◆ **Objective**: Copy each line with the word "this" in it.

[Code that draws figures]
---*---
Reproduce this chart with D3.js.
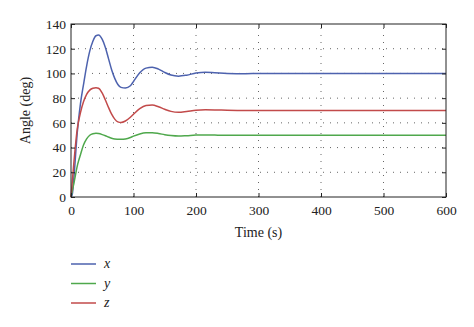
<!DOCTYPE html>
<html>
<head>
<meta charset="utf-8">
<script src="https://cdn.jsdelivr.net/npm/d3@7"></script>
<style>
  html, body { margin: 0; padding: 0; background: #fff; }
  svg { display: block; }
  svg text { font-family: "Liberation Serif", "DejaVu Serif", serif; }
</style>
</head>
<body>
<svg id="chart" width="474" height="327"></svg>
<script>
// Step response of the three attitude angles
const time = [0, 2, 5, 10, 12, 15, 20, 25, 30, 35, 40, 44, 50, 55, 60, 65, 70, 75, 80, 87, 95, 100, 110, 120, 130, 140, 150, 160, 172, 185, 200, 215, 230, 250, 280, 300, 400, 500, 600];
const xAngle = [0, 2, 18, 52, 62, 75, 91, 106, 118, 126, 130.5, 131, 127.5, 121, 112, 103, 96, 91, 88.7, 88.2, 90, 93.5, 100.5, 104.3, 105, 103.5, 100.8, 98.7, 97.8, 98.6, 100.3, 101, 100.6, 100, 99.8, 100, 100, 100, 100];
const yAngle = [0, 5, 12, 25, 29, 34, 42, 47, 50, 51.2, 51.5, 51.3, 50.5, 49.6, 48.5, 47.6, 47, 46.8, 46.7, 47, 48.2, 49.3, 51, 51.9, 52, 51.4, 50.4, 49.7, 49.3, 49.6, 50.1, 50.2, 50.1, 50, 50, 50, 50, 50, 50];
const zAngle = [0, 12, 30, 55, 61, 68, 77, 83, 86.5, 88, 88.4, 88, 84, 78.5, 72.5, 67, 63, 60.8, 60.3, 61.5, 64.5, 67, 71.5, 74, 74.4, 73, 71, 69.3, 68.5, 69.2, 70.3, 70.6, 70.5, 70.2, 70, 70, 70, 70, 70];

const xTicks = [0, 100, 200, 300, 400, 500, 600];
const yTicks = [0, 20, 40, 60, 80, 100, 120, 140];

const series = [
  { name: "x", values: xAngle, color: "#4d62ae" },
  { name: "y", values: yAngle, color: "#4fa84c" },
  { name: "z", values: zAngle, color: "#c24a4a" }
];

const FONT = "'Liberation Serif', 'DejaVu Serif', serif";

const svg = d3.select("#chart");
const margin = { left: 71, top: 24, right: 28, bottom: 130 };
const W = 474, H = 327;
const plotW = W - margin.left - margin.right;
const plotH = H - margin.top - margin.bottom;

const x = d3.scaleLinear().domain([0, 600]).range([margin.left, margin.left + plotW]);
const y = d3.scaleLinear().domain([0, 140]).range([margin.top + plotH, margin.top]);

const g = svg.append("g");

// Dotted grid
g.append("g").selectAll("line").data(xTicks.slice(1, -1)).join("line")
  .attr("x1", d => x(d)).attr("x2", d => x(d))
  .attr("y1", y(0)).attr("y2", y(140))
  .attr("stroke", "#666").attr("stroke-width", 1).attr("stroke-dasharray", "1,6");
g.append("g").selectAll("line").data(yTicks.slice(1, -1)).join("line")
  .attr("x1", x(0)).attr("x2", x(600))
  .attr("y1", d => y(d)).attr("y2", d => y(d))
  .attr("stroke", "#666").attr("stroke-width", 1).attr("stroke-dasharray", "1,6");

// Curves
const line = d3.line()
  .x((d, i) => x(time[i]))
  .y(d => y(d))
  .curve(d3.curveMonotoneX);

g.append("g").selectAll("path").data(series).join("path")
  .attr("d", s => line(s.values))
  .attr("fill", "none")
  .attr("stroke", s => s.color)
  .attr("stroke-width", 1.5);

// Axes with inward ticks on all four sides
function styleAxis(sel) {
  sel.attr("font-family", FONT).attr("font-size", 13.5);
  sel.select(".domain").remove();
  sel.selectAll(".tick line").attr("stroke", "#222");
  sel.selectAll(".tick text").attr("fill", "#222");
}

svg.append("g").attr("transform", `translate(0,${y(0)})`)
  .call(d3.axisBottom(x).tickValues(xTicks).tickSize(-4).tickPadding(8).tickFormat(d3.format("d")))
  .call(styleAxis);
svg.append("g").attr("transform", `translate(0,${y(140)})`)
  .call(d3.axisTop(x).tickValues(xTicks).tickSize(-4).tickFormat(""))
  .call(styleAxis);
svg.append("g").attr("transform", `translate(${x(0)},0)`)
  .call(d3.axisLeft(y).tickValues(yTicks).tickSize(-4).tickPadding(5).tickFormat(d3.format("d")))
  .call(styleAxis);
svg.append("g").attr("transform", `translate(${x(600)},0)`)
  .call(d3.axisRight(y).tickValues(yTicks).tickSize(-4).tickFormat(""))
  .call(styleAxis);

// Frame
svg.append("rect")
  .attr("x", x(0)).attr("y", y(140))
  .attr("width", x(600) - x(0)).attr("height", y(0) - y(140))
  .attr("fill", "none").attr("stroke", "#222").attr("stroke-width", 1);

// Axis titles
svg.append("text")
  .attr("x", (x(0) + x(600)) / 2).attr("y", 237)
  .attr("text-anchor", "middle").attr("fill", "#222")
  .attr("font-family", FONT).attr("font-size", 14)
  .text("Time (s)");
svg.append("text")
  .attr("transform", `translate(30,${(y(0) + y(140)) / 2}) rotate(-90)`)
  .attr("text-anchor", "middle").attr("fill", "#222")
  .attr("font-family", FONT).attr("font-size", 14)
  .text("Angle (deg)");

// Legend
const legend = svg.append("g").selectAll("g").data(series).join("g")
  .attr("transform", (d, i) => `translate(71,${264 + i * 19.5})`);
legend.append("line")
  .attr("x1", 0).attr("x2", 25).attr("y1", 0).attr("y2", 0)
  .attr("stroke", d => d.color).attr("stroke-width", 1.5);
legend.append("text")
  .attr("x", 33).attr("y", 4)
  .attr("fill", "#222")
  .attr("font-family", FONT).attr("font-size", 14).attr("font-style", "italic")
  .text(d => d.name);
</script>
</body>
</html>
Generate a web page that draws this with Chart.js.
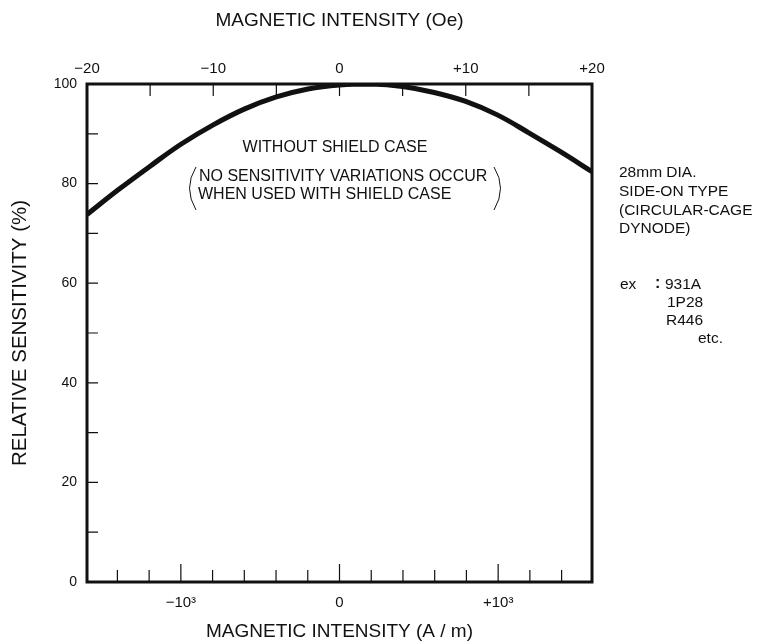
<!DOCTYPE html>
<html>
<head>
<meta charset="utf-8">
<title>Relative sensitivity vs magnetic intensity</title>
<script src="https://cdn.jsdelivr.net/npm/chart.js@4.4.1/dist/chart.umd.min.js"></script>
<style>
  html, body { margin: 0; padding: 0; background: #fff; }
  canvas { display: block; }
</style>
</head>
<body>
<canvas id="sensChart" width="766" height="644"></canvas>
<script>
// magnetic intensity (Oe, top scale) and relative sensitivity (%)
const fieldOe = [-20, -17.5, -15, -12.5, -10, -7.5, -5, -2.5, 0, 2.5, 5, 7.5, 10, 12.5, 15, 17.5, 20];
const sensitivity = [73.8, 78.8, 83.5, 88, 91.8, 95, 97.4, 99, 99.8, 100, 99.5, 98.3, 96.5, 93.8, 90.2, 86.4, 82.4];

// tick values and labels
const oeTicks = [-20, -10, 0, 10, 20];
const oeMarks = [-15, -10, -5, 0, 5, 10, 15];
const amTicks = [-1000, 0, 1000];
const amLabels = ["\u221210\u00b3", "0", "+10\u00b3"];
const amMarks = [-1400, -1200, -1000, -800, -600, -400, -200, 0, 200, 400, 600, 800, 1000, 1200, 1400];
const yMarks = [10, 20, 30, 40, 50, 60, 70, 80, 90];

const OE_TO_AM = 1000 / (4 * Math.PI); // 1 Oe = 79.58 A/m
const INK = "#111";
const FONT = "'Liberation Sans', Arial, sans-serif";

Chart.defaults.font.family = FONT;
Chart.defaults.color = INK;

// frame, inward tick marks and the notes written on the graph
const frameAndNotes = {
    id: "frameAndNotes",
    afterDatasetsDraw(chart) {
        const { ctx, chartArea: a, scales } = chart;
        ctx.save();
        ctx.strokeStyle = INK;
        ctx.lineWidth = 1.2;
        ctx.beginPath();
        oeMarks.forEach(v => {
            const x = scales.xTop.getPixelForValue(v);
            ctx.moveTo(x, a.top);
            ctx.lineTo(x, a.top + 12);
        });
        amMarks.forEach(v => {
            const x = scales.x.getPixelForValue(v);
            const len = amTicks.includes(v) ? 18 : 12;
            ctx.moveTo(x, a.bottom);
            ctx.lineTo(x, a.bottom - len);
        });
        yMarks.forEach(v => {
            const y = scales.y.getPixelForValue(v);
            ctx.moveTo(a.left, y);
            ctx.lineTo(a.left + 11, y);
        });
        ctx.stroke();

        ctx.lineWidth = 3;
        ctx.strokeRect(a.left, a.top, a.right - a.left, a.bottom - a.top);

        // text inside the plot
        ctx.fillStyle = INK;
        ctx.textBaseline = "middle";
        ctx.font = "16px " + FONT;
        ctx.textAlign = "center";
        ctx.fillText("WITHOUT SHIELD CASE", 335, 148);
        ctx.textAlign = "left";
        ctx.fillText("NO SENSITIVITY VARIATIONS OCCUR", 199, 177);
        ctx.fillText("WHEN USED WITH SHIELD CASE", 198, 195);

        // thin brackets round the note
        ctx.lineWidth = 1;
        ctx.beginPath();
        ctx.moveTo(196, 167);
        ctx.quadraticCurveTo(183, 188, 196, 210);
        ctx.moveTo(494, 167);
        ctx.quadraticCurveTo(507, 188, 494, 210);
        ctx.stroke();

        // notes on the right
        ctx.font = "15.5px " + FONT;
        ctx.fillText("28mm DIA.", 619, 173);
        ctx.fillText("SIDE-ON TYPE", 619, 192);
        ctx.fillText("(CIRCULAR-CAGE", 619, 211);
        ctx.fillText("DYNODE)", 619, 229);
        ctx.fillText("ex", 620, 285);
        ctx.font = "bold 16px " + FONT;
        ctx.fillText(":", 655, 284);
        ctx.font = "15.5px " + FONT;
        ctx.fillText("931A", 665, 285);
        ctx.fillText("1P28", 667, 303);
        ctx.fillText("R446", 666, 321);
        ctx.fillText("etc.", 698, 339);
        ctx.restore();
    }
};

const ctx = document.getElementById("sensChart").getContext("2d");
new Chart(ctx, {
    type: "line",
    data: {
        datasets: [{
            data: fieldOe.map((x, i) => ({ x: x, y: sensitivity[i] })),
            xAxisID: "xTop",
            yAxisID: "y",
            borderColor: INK,
            borderWidth: 5,
            pointRadius: 0,
            tension: 0.4,
            fill: false
        }]
    },
    options: {
        responsive: false,
        animation: false,
        layout: { padding: { left: 0, right: 174, top: 0, bottom: 0 } },
        plugins: {
            legend: { display: false },
            tooltip: { enabled: false }
        },
        scales: {
            xTop: {
                type: "linear",
                position: "top",
                min: -20,
                max: 20,
                grid: { display: false, drawTicks: false },
                border: { display: false },
                afterBuildTicks: s => { s.ticks = oeTicks.map(v => ({ value: v })); },
                afterFit: s => { s.height = 84; },
                ticks: {
                    autoSkip: false,
                    maxRotation: 0,
                    padding: 6,
                    font: { size: 15 },
                    callback: v => v > 0 ? "+" + v : v < 0 ? "\u2212" + Math.abs(v) : "0"
                },
                title: {
                    display: true,
                    text: "MAGNETIC INTENSITY (Oe)",
                    font: { size: 19 },
                    padding: { top: 9, bottom: 0 }
                }
            },
            x: {
                type: "linear",
                position: "bottom",
                min: -20 * OE_TO_AM,
                max: 20 * OE_TO_AM,
                grid: { display: false, drawTicks: false },
                border: { display: false },
                afterBuildTicks: s => { s.ticks = amTicks.map(v => ({ value: v })); },
                afterFit: s => { s.height = 62; },
                ticks: {
                    autoSkip: false,
                    maxRotation: 0,
                    padding: 12,
                    font: { size: 15 },
                    callback: v => amLabels[amTicks.indexOf(v)]
                },
                title: {
                    display: true,
                    text: "MAGNETIC INTENSITY (A / m)",
                    font: { size: 19 },
                    padding: { top: 0, bottom: 1 }
                }
            },
            y: {
                type: "linear",
                position: "left",
                min: 0,
                max: 100,
                grid: { display: false, drawTicks: false },
                border: { display: false },
                afterFit: s => { s.width = 87; },
                ticks: {
                    stepSize: 20,
                    padding: 10,
                    font: { size: 14 }
                },
                title: {
                    display: true,
                    text: "RELATIVE SENSITIVITY (%)",
                    font: { size: 20.5 },
                    padding: { top: 8, bottom: 0 }
                }
            }
        }
    },
    plugins: [frameAndNotes]
});
</script>
</body>
</html>
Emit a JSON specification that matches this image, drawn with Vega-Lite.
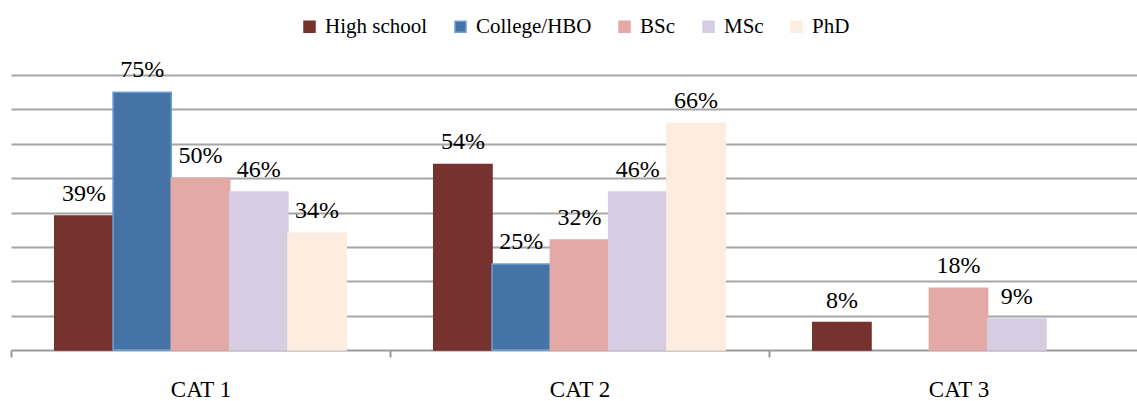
---*---
◆ **The solution**:
Reproduce this chart with D3.js.
Generate a web page that draws this with Chart.js.
Emit a JSON specification that matches this image, drawn with Vega-Lite.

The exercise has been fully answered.